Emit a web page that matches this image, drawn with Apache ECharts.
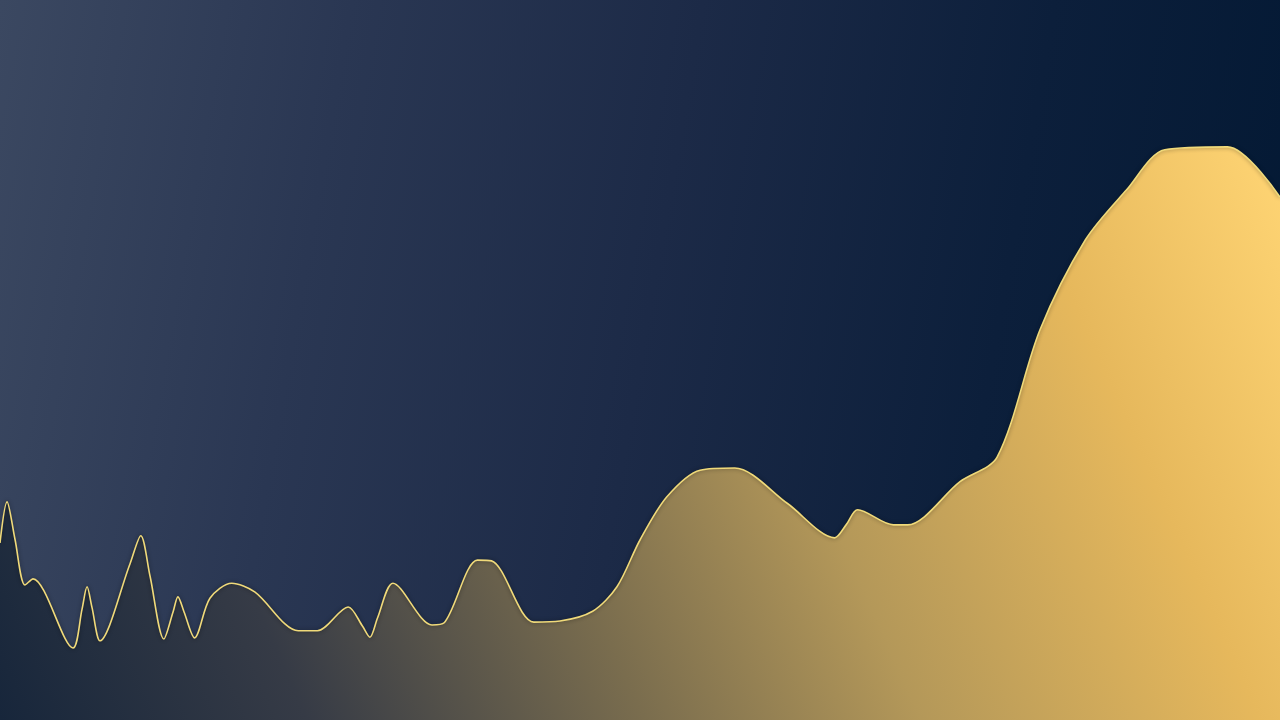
<!DOCTYPE html>
<html>
<head>
<meta charset="utf-8">
<style>
html,body{margin:0;padding:0;width:1280px;height:720px;overflow:hidden;
background:linear-gradient(100deg,#3b4861 0%,#2a3753 25%,#1c2a47 50%,#0c1f3b 75%,#021833 100%);}
#c{width:1280px;height:720px;}
</style>
<script src="https://cdn.jsdelivr.net/npm/echarts@6/dist/echarts.min.js"></script>
</head>
<body>
<div id="c"></div>
<script>
// x positions (0-100) and values (0-100)
const xs = [0, 0.55, 1.17, 1.95, 2.58, 5.7, 6.41, 6.8, 7.19, 7.81, 10.16, 11.0, 11.72, 12.8, 13.52, 13.9, 14.38, 15.2, 16.4, 18.1, 19.9, 23.3, 24.8, 27.2, 28.3, 28.9, 29.5, 30.7, 33.75, 34.7, 37.3, 38.4, 41.7, 43.75, 46.3, 48.2, 50, 52.1, 54.7, 57.4, 61.5, 65.2, 66.1, 67.0, 69.8, 70.9, 75.0, 77.9, 81.25, 84.8, 88.0, 91.0, 95.9, 100];
const ys = [24.6, 30.3, 25.1, 18.75, 19.6, 10.0, 15.4, 18.5, 15.6, 11.0, 21.7, 25.6, 20.0, 11.25, 15.0, 17.1, 15.0, 11.4, 16.9, 19.0, 17.8, 12.4, 12.4, 15.7, 13.1, 11.5, 14.2, 19.0, 13.2, 13.5, 22.2, 22.1, 13.6, 13.75, 15.1, 18.5, 25, 31.0, 34.7, 35.0, 30.1, 25.3, 27.1, 29.2, 27.1, 27.1, 33.1, 36.5, 54.2, 66.7, 73.6, 79.2, 79.6, 72.6];

const chart = echarts.init(document.getElementById('c'), null, {renderer: 'canvas'});
chart.setOption({
  backgroundColor: 'transparent',
  animation: false,
  grid: {left: 0, right: 0, top: 0, bottom: 0},
  xAxis: {type: 'value', min: 0, max: 100, show: false},
  yAxis: {type: 'value', min: 0, max: 100, show: false},
  series: [{
    type: 'line',
    smooth: 0.3,
    symbol: 'none',
    data: xs.map((x, i) => [x, ys[i]]),
    lineStyle: {color: '#f0da7a', width: 1.6, shadowColor: 'rgba(0,0,0,0.45)', shadowBlur: 4},
    areaStyle: {
      opacity: 1,
      color: new echarts.graphic.LinearGradient(0, 1, 1, 0, [
        {offset: 0, color: '#17263b'},
        {offset: 0.2, color: '#363b46'},
        {offset: 0.42, color: '#7a6d4e'},
        {offset: 0.6, color: '#b49859'},
        {offset: 0.82, color: '#e6b85c'},
        {offset: 1, color: '#ffd574'}
      ])
    }
  }]
});
</script>
</body>
</html>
——
**To do:** Print out the material word for word, omitting the pictures.

**Expected answer:**
Emit a web page that matches this image, drawn with Apache ECharts.
<!DOCTYPE html>
<html>
<head>
<meta charset="utf-8">
<style>
html,body{margin:0;padding:0;width:1280px;height:720px;overflow:hidden;
background:linear-gradient(100deg,#3b4861 0%,#2a3753 25%,#1c2a47 50%,#0c1f3b 75%,#021833 100%);}
#c{width:1280px;height:720px;}
</style>
<script src="https://cdn.jsdelivr.net/npm/echarts@6/dist/echarts.min.js"></script>
</head>
<body>
<div id="c"></div>
<script>
// x positions (0-100) and values (0-100)
const xs = [0, 0.55, 1.17, 1.95, 2.58, 5.7, 6.41, 6.8, 7.19, 7.81, 10.16, 11.0, 11.72, 12.8, 13.52, 13.9, 14.38, 15.2, 16.4, 18.1, 19.9, 23.3, 24.8, 27.2, 28.3, 28.9, 29.5, 30.7, 33.75, 34.7, 37.3, 38.4, 41.7, 43.75, 46.3, 48.2, 50, 52.1, 54.7, 57.4, 61.5, 65.2, 66.1, 67.0, 69.8, 70.9, 75.0, 77.9, 81.25, 84.8, 88.0, 91.0, 95.9, 100];
const ys = [24.6, 30.3, 25.1, 18.75, 19.6, 10.0, 15.4, 18.5, 15.6, 11.0, 21.7, 25.6, 20.0, 11.25, 15.0, 17.1, 15.0, 11.4, 16.9, 19.0, 17.8, 12.4, 12.4, 15.7, 13.1, 11.5, 14.2, 19.0, 13.2, 13.5, 22.2, 22.1, 13.6, 13.75, 15.1, 18.5, 25, 31.0, 34.7, 35.0, 30.1, 25.3, 27.1, 29.2, 27.1, 27.1, 33.1, 36.5, 54.2, 66.7, 73.6, 79.2, 79.6, 72.6];

const chart = echarts.init(document.getElementById('c'), null, {renderer: 'canvas'});
chart.setOption({
  backgroundColor: 'transparent',
  animation: false,
  grid: {left: 0, right: 0, top: 0, bottom: 0},
  xAxis: {type: 'value', min: 0, max: 100, show: false},
  yAxis: {type: 'value', min: 0, max: 100, show: false},
  series: [{
    type: 'line',
    smooth: 0.3,
    symbol: 'none',
    data: xs.map((x, i) => [x, ys[i]]),
    lineStyle: {color: '#f0da7a', width: 1.6, shadowColor: 'rgba(0,0,0,0.45)', shadowBlur: 4},
    areaStyle: {
      opacity: 1,
      color: new echarts.graphic.LinearGradient(0, 1, 1, 0, [
        {offset: 0, color: '#17263b'},
        {offset: 0.2, color: '#363b46'},
        {offset: 0.42, color: '#7a6d4e'},
        {offset: 0.6, color: '#b49859'},
        {offset: 0.82, color: '#e6b85c'},
        {offset: 1, color: '#ffd574'}
      ])
    }
  }]
});
</script>
</body>
</html>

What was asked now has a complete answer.